Prompt - The lines from the top of the material through the line with "const ldaTicksY = [-3, -2, -1, 0, 1, 2, 3, 4];" are to be set down exactly. Leave the pictures out.

Recorded information -

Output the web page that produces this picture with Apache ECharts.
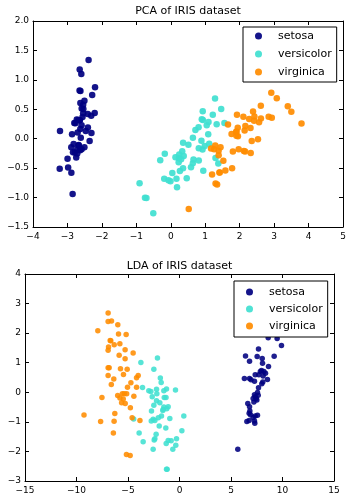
<!DOCTYPE html>
<html>
<head>
<meta charset="utf-8">
<script src="https://cdn.jsdelivr.net/npm/echarts@6/dist/echarts.min.js"></script>
<style>
html,body{margin:0;padding:0;background:#fff;}
#c{width:363px;height:501px;}
</style>
</head>
<body>
<div id="c"></div>
<script>
const classNames = ['setosa', 'versicolor', 'virginica'];
const classColors = ['#000080', '#40e0d0', '#ff8c00'];

const pcaTicksX = [-4, -3, -2, -1, 0, 1, 2, 3, 4, 5];
const pcaTicksY = [-1.5, -1.0, -0.5, 0.0, 0.5, 1.0, 1.5, 2.0];
const ldaTicksX = [-15, -10, -5, 0, 5, 10, 15];
const ldaTicksY = [-3, -2, -1, 0, 1, 2, 3, 4];

const pcaSetosa = [
[-2.684,0.319],[-2.714,-0.177],[-2.889,-0.145],[-2.745,-0.318],[-2.729,0.327],[-2.281,0.741],[-2.821,-0.089],[-2.626,0.163],[-2.886,-0.578],[-2.674,-0.114],
[-2.507,0.645],[-2.613,0.015],[-2.787,-0.235],[-3.225,-0.511],[-2.644,1.178],[-2.386,1.338],[-2.623,0.811],[-2.648,0.312],[-2.199,0.873],[-2.587,0.514],
[-2.310,0.391],[-2.543,0.433],[-3.216,0.133],[-2.303,0.099],[-2.356,-0.037],[-2.508,-0.146],[-2.469,0.131],[-2.562,0.368],[-2.640,0.312],[-2.633,-0.197],
[-2.588,-0.180],[-2.410,0.419],[-2.648,0.819],[-2.597,1.100],[-2.673,-0.107],[-2.866,0.077],[-2.625,0.607],[-2.801,0.269],[-2.980,-0.488],[-2.590,0.230],
[-2.770,0.264],[-2.850,-0.941],[-2.997,-0.342],[-2.406,0.189],[-2.209,0.437],[-2.715,-0.250],[-2.538,0.504],[-2.839,-0.228],[-2.543,0.579],[-2.704,0.107]
];
const pcaVersicolor = [
[1.285,0.685],[0.932,0.318],[1.464,0.504],[0.181,-0.826],[1.087,0.075],[0.640,-0.418],[1.095,0.284],[-0.749,-1.004],[1.044,0.228],[-0.009,-0.723],
[-0.508,-1.266],[0.512,-0.104],[0.264,-0.550],[0.984,-0.125],[-0.174,-0.255],[0.928,0.468],[0.660,-0.353],[0.236,-0.333],[0.944,-0.543],[0.045,-0.584],
[1.116,-0.084],[0.358,-0.069],[1.298,-0.328],[0.922,-0.183],[0.715,0.149],[0.900,0.329],[1.332,0.245],[1.558,0.267],[0.813,-0.163],[-0.306,-0.368],
[-0.068,-0.705],[-0.190,-0.680],[0.136,-0.314],[1.380,-0.421],[0.587,-0.484],[0.807,0.195],[1.220,0.408],[0.813,-0.371],[0.245,-0.267],[0.165,-0.680],
[0.463,-0.670],[0.890,-0.034],[0.229,-0.402],[-0.707,-1.008],[0.356,-0.503],[0.332,-0.211],[0.376,-0.292],[0.642,0.017],[-0.906,-0.756],[0.300,-0.349]
];
const pcaVirginica = [
[2.531,-0.010],[1.416,-0.575],[2.617,0.343],[1.971,-0.180],[2.350,-0.040],[3.397,0.551],[0.521,-1.193],[2.933,0.356],[2.321,-0.244],[2.918,0.783],
[1.662,0.242],[1.803,-0.216],[2.165,0.216],[1.345,-0.776],[1.585,-0.539],[1.905,0.119],[1.949,0.041],[3.488,1.172],[3.795,0.257],[1.300,-0.761],
[2.428,0.378],[1.199,-0.606],[3.500,0.460],[1.388,-0.204],[2.276,0.333],[2.614,0.558],[1.258,-0.179],[1.291,-0.117],[2.123,-0.210],[2.388,0.464],
[2.841,0.375],[3.233,1.374],[2.159,-0.217],[1.444,-0.143],[1.780,-0.500],[3.077,0.688],[2.144,0.140],[1.905,0.049],[1.169,-0.165],[2.108,0.372],
[2.315,0.184],[1.922,0.409],[1.416,-0.575],[2.563,0.278],[2.419,0.305],[1.944,0.188],[1.527,-0.375],[1.764,0.079],[1.901,0.117],[1.390,-0.283]
];

const ldaSetosa = [
[8.61,1.84],[9.48,1.82],[9.90,1.58],[7.67,1.46],[6.41,1.23],[7.54,1.21],[8.03,1.14],[6.80,1.05],[9.19,1.22],[8.06,0.98],
[8.64,0.87],[7.96,0.74],[8.19,0.70],[8.35,0.64],[7.35,0.59],[7.70,0.59],[6.30,0.47],[6.80,0.47],[8.54,0.43],[8.12,0.55],
[7.28,0.37],[7.99,0.29],[8.09,0.35],[7.67,0.15],[7.57,-0.01],[7.64,-0.10],[7.28,-0.08],[7.15,-0.21],[7.35,-0.15],[7.51,-0.26],
[7.22,-0.33],[6.63,-0.38],[6.80,-0.49],[6.83,-0.63],[6.76,-0.71],[6.89,-0.76],[7.57,-0.78],[7.15,-0.85],[7.35,-0.80],[6.54,-0.99],
[6.76,-0.95],[7.31,-1.05],[7.28,-0.97],[5.66,-1.93],[9.16,2.74],[6.94,0.42],[7.85,0.70],[7.45,-0.20],[8.58,2.30],[9.40,2.10]
];
const ldaVersicolor = [
[-3.75,1.01],[-2.14,1.16],[-2.49,0.78],[-1.86,0.48],[-3.59,0.16],[-1.78,0.33],[-2.23,0.10],[-2.98,0.05],[-2.78,0.03],[-1.26,0.11],
[-0.39,0.08],[-1.52,0.05],[-1.48,-0.18],[-1.31,-0.18],[-2.65,-0.15],[-2.23,-0.29],[-1.91,-0.35],[-2.49,-0.44],[-1.52,-0.50],[-1.10,-0.49],
[-1.59,-0.58],[-1.24,-0.56],[-2.72,-0.63],[-1.75,-0.80],[-2.06,-0.86],[0.42,-0.80],[-4.45,-0.90],[-2.56,-0.91],[-2.39,-0.95],[-2.74,-0.97],
[-0.94,-0.89],[-1.97,-1.14],[-1.33,-1.21],[0.23,-1.30],[-3.92,-1.38],[-2.27,-1.42],[-3.53,-1.67],[-2.39,-1.57],[-2.46,-1.61],[-1.10,-1.63],
[-0.81,-1.64],[-0.29,-1.57],[-1.29,-1.73],[-0.36,-1.79],[-0.65,-1.93],[-2.56,-1.93],[-1.26,-2.60],[-1.20,-2.60],[-1.62,-0.62],[-2.20,-0.05]
];
const ldaVirginica = [
[-6.93,2.68],[-7.93,2.08],[-6.93,2.39],[-6.60,2.41],[-5.99,2.28],[-5.92,1.97],[-5.18,1.95],[-6.73,1.75],[-6.67,1.74],[-5.79,1.64],
[-6.34,1.61],[-6.89,1.53],[-5.28,1.44],[-6.93,1.42],[-5.86,1.25],[-4.50,1.33],[-5.28,1.13],[-6.93,0.83],[-6.83,0.83],[-5.73,0.80],
[-5.08,0.78],[-5.44,0.60],[-6.93,0.57],[-6.38,0.45],[-4.17,0.49],[-4.01,0.57],[-6.62,0.26],[-4.72,0.32],[-5.05,0.17],[-4.17,0.17],
[-6.00,-0.11],[-7.53,-0.18],[-5.55,-0.05],[-5.36,-0.05],[-5.13,-0.05],[-5.78,-0.19],[-5.46,-0.23],[-5.62,-0.35],[-5.27,-0.38],[-4.43,-0.13],
[-4.77,-0.52],[-9.27,-0.77],[-6.28,-0.72],[-7.66,-0.99],[-6.35,-0.98],[-4.60,-0.86],[-3.84,-0.95],[-6.42,-1.38],[-5.15,-2.10],[-4.79,-2.14]
];

const FONT = 'DejaVu Sans';
const minus = s => String(s).replace('-', '\u2212');

function axisPair(kind, gridIndex, ticks, decimals, pos, showLabels) {
  const interval = ticks[1] - ticks[0];
  return {
    type: 'value', gridIndex: gridIndex, position: pos,
    min: ticks[0], max: ticks[ticks.length - 1], interval: interval,
    axisLine: { show: true, onZero: false, lineStyle: { color: '#000', width: 1 } },
    axisTick: { show: true, inside: true, length: 4, lineStyle: { color: '#000', width: 1 } },
    splitLine: { show: false },
    axisLabel: {
      show: showLabels, margin: kind === 'x' ? 5 : 4,
      color: '#000', fontFamily: FONT, fontSize: 9,
      formatter: v => minus(decimals ? v.toFixed(decimals) : Math.round(v))
    }
  };
}

const chart = echarts.init(document.getElementById('c'), null, { renderer: 'canvas' });

function sc(name, data, ci, xi, yi, size, op) {
  return {
    type: 'scatter', name: name, data: data, xAxisIndex: xi, yAxisIndex: yi,
    symbol: 'circle', symbolSize: size,
    itemStyle: { color: classColors[ci], opacity: op },
    emphasis: { disabled: true }, animation: false
  };
}

function legendOpt(left, top, pad, gap, textPad) {
  return {
    data: classNames, orient: 'vertical', left: left, top: top,
    padding: pad, itemGap: gap, itemWidth: 7, itemHeight: 7,
    backgroundColor: '#fff', borderColor: '#000', borderWidth: 1, borderRadius: 0,
    selectedMode: false,
    textStyle: { fontFamily: FONT, fontSize: 11, color: '#000', lineHeight: 14, padding: [0, 0, 0, textPad] }
  };
}

chart.setOption({
  backgroundColor: '#fff',
  animation: false,
  grid: [
    { left: 33, top: 21, width: 310, height: 206, containLabel: false },
    { left: 25, top: 274, width: 309, height: 207, containLabel: false }
  ],
  xAxis: [
    axisPair('x', 0, pcaTicksX, 0, 'bottom', true),
    axisPair('x', 0, pcaTicksX, 0, 'top', false),
    axisPair('x', 1, ldaTicksX, 0, 'bottom', true),
    axisPair('x', 1, ldaTicksX, 0, 'top', false)
  ],
  yAxis: [
    axisPair('y', 0, pcaTicksY, 1, 'left', true),
    axisPair('y', 0, pcaTicksY, 1, 'right', false),
    axisPair('y', 1, ldaTicksY, 0, 'left', true),
    axisPair('y', 1, ldaTicksY, 0, 'right', false)
  ],
  legend: [
    legendOpt(243, 27, [2, 5, 3, 12], 4, 11),
    legendOpt(234, 281, [4, 5, 4, 12], 3, 11)
  ],
  graphic: [
    { type: 'text', x: 188, y: 11.5, style: { text: 'PCA of IRIS dataset', fontFamily: FONT, fontSize: 11, fill: '#000', textAlign: 'center', textVerticalAlign: 'middle' } },
    { type: 'text', x: 179.5, y: 266.5, style: { text: 'LDA of IRIS dataset', fontFamily: FONT, fontSize: 11, fill: '#000', textAlign: 'center', textVerticalAlign: 'middle' } }
  ],
  series: [
    sc('setosa', pcaSetosa, 0, 0, 0, 6.5, 0.92),
    sc('versicolor', pcaVersicolor, 1, 0, 0, 6.5, 0.92),
    sc('virginica', pcaVirginica, 2, 0, 0, 6.5, 0.92),
    sc('setosa', ldaSetosa, 0, 2, 2, 5.5, 0.88),
    sc('versicolor', ldaVersicolor, 1, 2, 2, 5.5, 0.88),
    sc('virginica', ldaVirginica, 2, 2, 2, 5.5, 0.88)
  ]
});
</script>
</body>
</html>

Problem solution -
Output the web page that produces this picture with Apache ECharts.
<!DOCTYPE html>
<html>
<head>
<meta charset="utf-8">
<script src="https://cdn.jsdelivr.net/npm/echarts@6/dist/echarts.min.js"></script>
<style>
html,body{margin:0;padding:0;background:#fff;}
#c{width:363px;height:501px;}
</style>
</head>
<body>
<div id="c"></div>
<script>
const classNames = ['setosa', 'versicolor', 'virginica'];
const classColors = ['#000080', '#40e0d0', '#ff8c00'];

const pcaTicksX = [-4, -3, -2, -1, 0, 1, 2, 3, 4, 5];
const pcaTicksY = [-1.5, -1.0, -0.5, 0.0, 0.5, 1.0, 1.5, 2.0];
const ldaTicksX = [-15, -10, -5, 0, 5, 10, 15];
const ldaTicksY = [-3, -2, -1, 0, 1, 2, 3, 4];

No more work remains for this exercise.